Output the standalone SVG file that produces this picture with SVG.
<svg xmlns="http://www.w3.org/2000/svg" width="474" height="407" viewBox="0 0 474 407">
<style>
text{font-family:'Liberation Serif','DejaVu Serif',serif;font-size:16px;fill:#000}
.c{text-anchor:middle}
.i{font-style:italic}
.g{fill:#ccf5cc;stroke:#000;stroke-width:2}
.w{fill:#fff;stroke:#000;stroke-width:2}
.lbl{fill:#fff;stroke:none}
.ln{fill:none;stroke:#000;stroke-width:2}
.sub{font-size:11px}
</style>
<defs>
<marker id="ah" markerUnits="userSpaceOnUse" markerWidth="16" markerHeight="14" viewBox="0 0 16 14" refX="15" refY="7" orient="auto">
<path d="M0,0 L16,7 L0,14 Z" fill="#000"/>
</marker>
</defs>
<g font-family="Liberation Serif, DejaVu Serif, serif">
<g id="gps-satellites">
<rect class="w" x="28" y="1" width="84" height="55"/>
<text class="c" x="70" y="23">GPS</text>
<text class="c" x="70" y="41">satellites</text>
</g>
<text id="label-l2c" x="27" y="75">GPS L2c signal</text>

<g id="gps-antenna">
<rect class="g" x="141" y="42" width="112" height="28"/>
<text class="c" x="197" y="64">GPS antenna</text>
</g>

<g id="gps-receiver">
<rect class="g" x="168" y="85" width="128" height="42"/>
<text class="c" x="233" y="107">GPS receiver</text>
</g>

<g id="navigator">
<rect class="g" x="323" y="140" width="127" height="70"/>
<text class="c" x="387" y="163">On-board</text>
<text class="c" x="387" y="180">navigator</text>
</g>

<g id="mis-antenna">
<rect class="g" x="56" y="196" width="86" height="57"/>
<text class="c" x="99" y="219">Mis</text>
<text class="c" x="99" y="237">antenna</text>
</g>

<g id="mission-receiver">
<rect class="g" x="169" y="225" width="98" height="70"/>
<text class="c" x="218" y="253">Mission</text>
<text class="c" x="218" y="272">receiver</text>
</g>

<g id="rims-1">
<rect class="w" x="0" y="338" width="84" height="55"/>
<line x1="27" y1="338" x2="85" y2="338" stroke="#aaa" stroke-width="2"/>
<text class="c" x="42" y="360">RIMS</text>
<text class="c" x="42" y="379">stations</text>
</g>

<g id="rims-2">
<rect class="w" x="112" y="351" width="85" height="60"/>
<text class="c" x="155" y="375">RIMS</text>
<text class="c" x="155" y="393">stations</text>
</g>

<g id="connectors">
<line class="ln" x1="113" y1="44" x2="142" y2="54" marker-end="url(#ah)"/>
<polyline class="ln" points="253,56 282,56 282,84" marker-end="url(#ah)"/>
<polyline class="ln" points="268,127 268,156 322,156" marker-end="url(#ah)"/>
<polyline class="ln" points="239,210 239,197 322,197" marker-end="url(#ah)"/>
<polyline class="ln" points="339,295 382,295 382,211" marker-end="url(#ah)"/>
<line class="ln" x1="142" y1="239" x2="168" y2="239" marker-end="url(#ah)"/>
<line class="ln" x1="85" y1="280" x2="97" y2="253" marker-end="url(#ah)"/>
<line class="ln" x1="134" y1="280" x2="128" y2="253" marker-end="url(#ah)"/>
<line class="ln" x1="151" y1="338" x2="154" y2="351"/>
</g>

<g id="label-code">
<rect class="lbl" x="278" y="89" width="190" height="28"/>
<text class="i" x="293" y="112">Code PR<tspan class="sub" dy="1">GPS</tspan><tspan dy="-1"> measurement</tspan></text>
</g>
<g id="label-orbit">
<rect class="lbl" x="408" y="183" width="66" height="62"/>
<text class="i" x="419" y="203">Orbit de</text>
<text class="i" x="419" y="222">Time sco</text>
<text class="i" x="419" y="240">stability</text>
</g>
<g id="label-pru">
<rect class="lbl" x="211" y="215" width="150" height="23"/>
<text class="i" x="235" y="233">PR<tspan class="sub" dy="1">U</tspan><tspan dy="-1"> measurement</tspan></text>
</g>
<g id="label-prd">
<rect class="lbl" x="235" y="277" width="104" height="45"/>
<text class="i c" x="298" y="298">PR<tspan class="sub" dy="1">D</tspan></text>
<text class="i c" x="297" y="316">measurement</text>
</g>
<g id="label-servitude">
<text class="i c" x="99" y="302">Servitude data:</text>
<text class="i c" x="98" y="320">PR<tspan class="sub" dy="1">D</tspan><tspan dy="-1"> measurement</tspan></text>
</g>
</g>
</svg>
■ ■ ■ ■ ■ ■ ■
EXERCISE —
Retype the material in full, character for character.

ANSWER TO THE EXERCISE —
Output the standalone SVG file that produces this picture with SVG.
<svg xmlns="http://www.w3.org/2000/svg" width="474" height="407" viewBox="0 0 474 407">
<style>
text{font-family:'Liberation Serif','DejaVu Serif',serif;font-size:16px;fill:#000}
.c{text-anchor:middle}
.i{font-style:italic}
.g{fill:#ccf5cc;stroke:#000;stroke-width:2}
.w{fill:#fff;stroke:#000;stroke-width:2}
.lbl{fill:#fff;stroke:none}
.ln{fill:none;stroke:#000;stroke-width:2}
.sub{font-size:11px}
</style>
<defs>
<marker id="ah" markerUnits="userSpaceOnUse" markerWidth="16" markerHeight="14" viewBox="0 0 16 14" refX="15" refY="7" orient="auto">
<path d="M0,0 L16,7 L0,14 Z" fill="#000"/>
</marker>
</defs>
<g font-family="Liberation Serif, DejaVu Serif, serif">
<g id="gps-satellites">
<rect class="w" x="28" y="1" width="84" height="55"/>
<text class="c" x="70" y="23">GPS</text>
<text class="c" x="70" y="41">satellites</text>
</g>
<text id="label-l2c" x="27" y="75">GPS L2c signal</text>

<g id="gps-antenna">
<rect class="g" x="141" y="42" width="112" height="28"/>
<text class="c" x="197" y="64">GPS antenna</text>
</g>

<g id="gps-receiver">
<rect class="g" x="168" y="85" width="128" height="42"/>
<text class="c" x="233" y="107">GPS receiver</text>
</g>

<g id="navigator">
<rect class="g" x="323" y="140" width="127" height="70"/>
<text class="c" x="387" y="163">On-board</text>
<text class="c" x="387" y="180">navigator</text>
</g>

<g id="mis-antenna">
<rect class="g" x="56" y="196" width="86" height="57"/>
<text class="c" x="99" y="219">Mis</text>
<text class="c" x="99" y="237">antenna</text>
</g>

<g id="mission-receiver">
<rect class="g" x="169" y="225" width="98" height="70"/>
<text class="c" x="218" y="253">Mission</text>
<text class="c" x="218" y="272">receiver</text>
</g>

<g id="rims-1">
<rect class="w" x="0" y="338" width="84" height="55"/>
<line x1="27" y1="338" x2="85" y2="338" stroke="#aaa" stroke-width="2"/>
<text class="c" x="42" y="360">RIMS</text>
<text class="c" x="42" y="379">stations</text>
</g>

<g id="rims-2">
<rect class="w" x="112" y="351" width="85" height="60"/>
<text class="c" x="155" y="375">RIMS</text>
<text class="c" x="155" y="393">stations</text>
</g>

<g id="connectors">
<line class="ln" x1="113" y1="44" x2="142" y2="54" marker-end="url(#ah)"/>
<polyline class="ln" points="253,56 282,56 282,84" marker-end="url(#ah)"/>
<polyline class="ln" points="268,127 268,156 322,156" marker-end="url(#ah)"/>
<polyline class="ln" points="239,210 239,197 322,197" marker-end="url(#ah)"/>
<polyline class="ln" points="339,295 382,295 382,211" marker-end="url(#ah)"/>
<line class="ln" x1="142" y1="239" x2="168" y2="239" marker-end="url(#ah)"/>
<line class="ln" x1="85" y1="280" x2="97" y2="253" marker-end="url(#ah)"/>
<line class="ln" x1="134" y1="280" x2="128" y2="253" marker-end="url(#ah)"/>
<line class="ln" x1="151" y1="338" x2="154" y2="351"/>
</g>

<g id="label-code">
<rect class="lbl" x="278" y="89" width="190" height="28"/>
<text class="i" x="293" y="112">Code PR<tspan class="sub" dy="1">GPS</tspan><tspan dy="-1"> measurement</tspan></text>
</g>
<g id="label-orbit">
<rect class="lbl" x="408" y="183" width="66" height="62"/>
<text class="i" x="419" y="203">Orbit de</text>
<text class="i" x="419" y="222">Time sco</text>
<text class="i" x="419" y="240">stability</text>
</g>
<g id="label-pru">
<rect class="lbl" x="211" y="215" width="150" height="23"/>
<text class="i" x="235" y="233">PR<tspan class="sub" dy="1">U</tspan><tspan dy="-1"> measurement</tspan></text>
</g>
<g id="label-prd">
<rect class="lbl" x="235" y="277" width="104" height="45"/>
<text class="i c" x="298" y="298">PR<tspan class="sub" dy="1">D</tspan></text>
<text class="i c" x="297" y="316">measurement</text>
</g>
<g id="label-servitude">
<text class="i c" x="99" y="302">Servitude data:</text>
<text class="i c" x="98" y="320">PR<tspan class="sub" dy="1">D</tspan><tspan dy="-1"> measurement</tspan></text>
</g>
</g>
</svg>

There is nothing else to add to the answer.